# [REQ] Rosie 270° on BAMF rc4.9



## MrSpeed3 (Jun 11, 2011)

If possible for a dev from team bamf or any other dev to get the stock launcher to go landscape.


----------



## Neverendingxsin (Jul 13, 2011)

MrSpeed3 said:


> If possible for a dev from team bamf or any other dev to get the stock launcher to go landscape.


Right now you do NOT want it to be in landscape mode. If i remember correctly which i believe i am, one of the BAMF dev's posted in a thread on xda that the reason why it currently will not go into landscape is because not everything was ported over for the landscape view, and if it goes into landscape it'll just look like a complete mess.


----------



## icanhazdroid (Jun 24, 2011)

I have used landscape rosie before both on bamf roms and stock roms and it looks fine. Everything is kinda scrunched up but theres nothing you can do about it. it doesnt look HORRIBLE.

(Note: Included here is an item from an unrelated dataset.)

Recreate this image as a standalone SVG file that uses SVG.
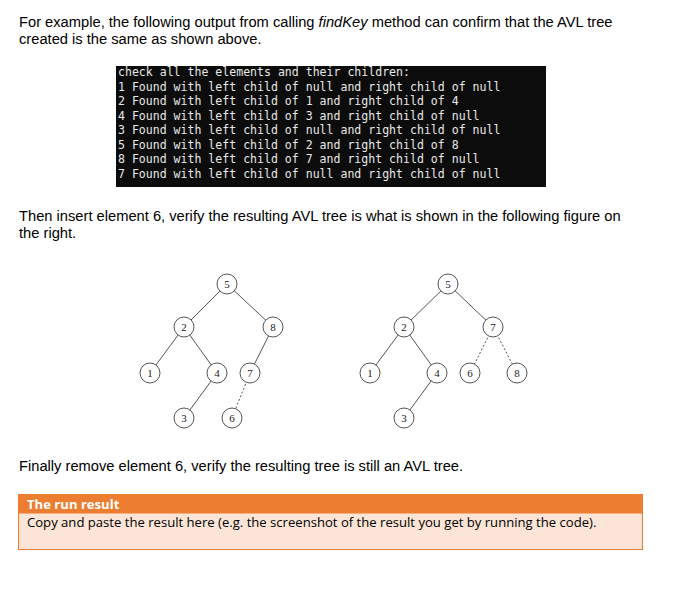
<svg xmlns="http://www.w3.org/2000/svg" width="679" height="605" viewBox="0 0 679 605">
<style>
.t{font-family:"Liberation Sans",Arial,sans-serif;font-size:14.7px;fill:#000}
.m{font-family:"DejaVu Sans Mono",monospace;font-size:11.55px;fill:#e8e8e8}
.n circle{fill:#fff;stroke:#555;stroke-width:1}
.n text{font-family:"Liberation Serif",serif;font-size:11px;text-anchor:middle;fill:#222}
.e line{stroke:#555;stroke-width:1}
.d{stroke-dasharray:2,2}
.c{font-family:"Open Sans",sans-serif;font-size:13.1px}
</style>
<rect width="679" height="605" fill="#fff"/>
<text class="t" x="19" y="27">For example, the following output from calling <tspan font-style="italic">findKey</tspan> method can confirm that the AVL tree</text>
<text class="t" x="19" y="44">created is the same as shown above.</text>
<rect x="116" y="66" width="430" height="121" fill="#0c0c0c"/>
<g class="m">
<text x="118" y="76">check all the elements and their children:</text>
<text x="118" y="91">1 Found with left child of null and right child of null</text>
<text x="118" y="105">2 Found with left child of 1 and right child of 4</text>
<text x="118" y="120">4 Found with left child of 3 and right child of null</text>
<text x="118" y="134">3 Found with left child of null and right child of null</text>
<text x="118" y="149">5 Found with left child of 2 and right child of 8</text>
<text x="118" y="163">8 Found with left child of 7 and right child of null</text>
<text x="118" y="178">7 Found with left child of null and right child of null</text>
</g>
<text class="t" x="19" y="221">Then insert element 6, verify the resulting AVL tree is what is shown in the following figure on</text>
<text class="t" x="19" y="238">the right.</text>
<g class="e" id="connectors">
<line x1="227" y1="284" x2="184" y2="327"/><line x1="227" y1="284" x2="273" y2="327"/>
<line x1="184" y1="327" x2="150" y2="373"/><line x1="184" y1="327" x2="217" y2="373"/>
<line x1="273" y1="327" x2="250" y2="373"/><line x1="217" y1="373" x2="184" y2="418"/>
<line class="d" x1="250" y1="373" x2="232" y2="418"/>
<line x1="448" y1="284" x2="404" y2="327"/><line x1="448" y1="284" x2="493" y2="327"/>
<line x1="404" y1="327" x2="370" y2="373"/><line x1="404" y1="327" x2="437" y2="373"/>
<line x1="437" y1="373" x2="404" y2="418"/>
<line class="d" x1="493" y1="327" x2="470" y2="373"/><line class="d" x1="493" y1="327" x2="517" y2="373"/>
</g>
<g class="n">
<g id="L5"><circle cx="227" cy="284" r="10"/><text x="227" y="288">5</text></g>
<g id="L2"><circle cx="184" cy="327" r="10"/><text x="184" y="331">2</text></g>
<g id="L8"><circle cx="273" cy="327" r="10"/><text x="273" y="331">8</text></g>
<g id="L1"><circle cx="150" cy="373" r="10"/><text x="150" y="377">1</text></g>
<g id="L4"><circle cx="217" cy="373" r="10"/><text x="217" y="377">4</text></g>
<g id="L7"><circle cx="250" cy="373" r="10"/><text x="250" y="377">7</text></g>
<g id="L3"><circle cx="184" cy="418" r="10"/><text x="184" y="422">3</text></g>
<g id="L6"><circle cx="232" cy="418" r="10"/><text x="232" y="422">6</text></g>
<g id="R5"><circle cx="448" cy="284" r="10"/><text x="448" y="288">5</text></g>
<g id="R2"><circle cx="404" cy="327" r="10"/><text x="404" y="331">2</text></g>
<g id="R7"><circle cx="493" cy="327" r="10"/><text x="493" y="331">7</text></g>
<g id="R1"><circle cx="370" cy="373" r="10"/><text x="370" y="377">1</text></g>
<g id="R4"><circle cx="437" cy="373" r="10"/><text x="437" y="377">4</text></g>
<g id="R6"><circle cx="470" cy="373" r="10"/><text x="470" y="377">6</text></g>
<g id="R8"><circle cx="517" cy="373" r="10"/><text x="517" y="377">8</text></g>
<g id="R3"><circle cx="404" cy="418" r="10"/><text x="404" y="422">3</text></g>
</g>
<text class="t" x="19" y="471">Finally remove element 6, verify the resulting tree is still an AVL tree.</text>
<rect x="18.5" y="494.5" width="624" height="55" fill="#fce4d6" stroke="#ed7d31"/>
<rect x="18.5" y="494.5" width="624" height="19" fill="#ed7d31"/>
<text class="c" x="27" y="509" fill="#fff" font-weight="bold">The run result</text>
<text class="c" x="27" y="527" fill="#000">Copy and paste the result here (e.g. the screenshot of the result you get by running the code).</text>
</svg>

OP go to xda and do a search, there was a thread in there somewhere about changing it to landscape


----------



## Neverendingxsin (Jul 13, 2011)

icanhazdroid said:


> I have used landscape rosie before both on bamf roms and stock roms and it looks fine. Everything is kinda scrunched up but theres nothing you can do about it. it doesnt look HORRIBLE.
> 
> OP go to xda and do a search, there was a thread in there somewhere about changing it to landscape


Thanks for the info, ive never actually seen it in landscape just going on what i read before


----------



## gadget! (Jul 16, 2011)

It does look horrible on the 3.0 ROM.
I have tried it and it stretches the rosie launcher all the way across the bottom of the screen and the widgets aren't resized.
The widgets are the same size as in portrait mode and are on the left side of the screen and the bottom of them is cut off.
Plus, it scrunches your contacts photos if you are using the People widget and they stay that way after you go back to portrait mode.

I am a big fan of Landscape mode because I use a docking station at my desk so I would love to see it happen. Who knows, it may happen in the future


----------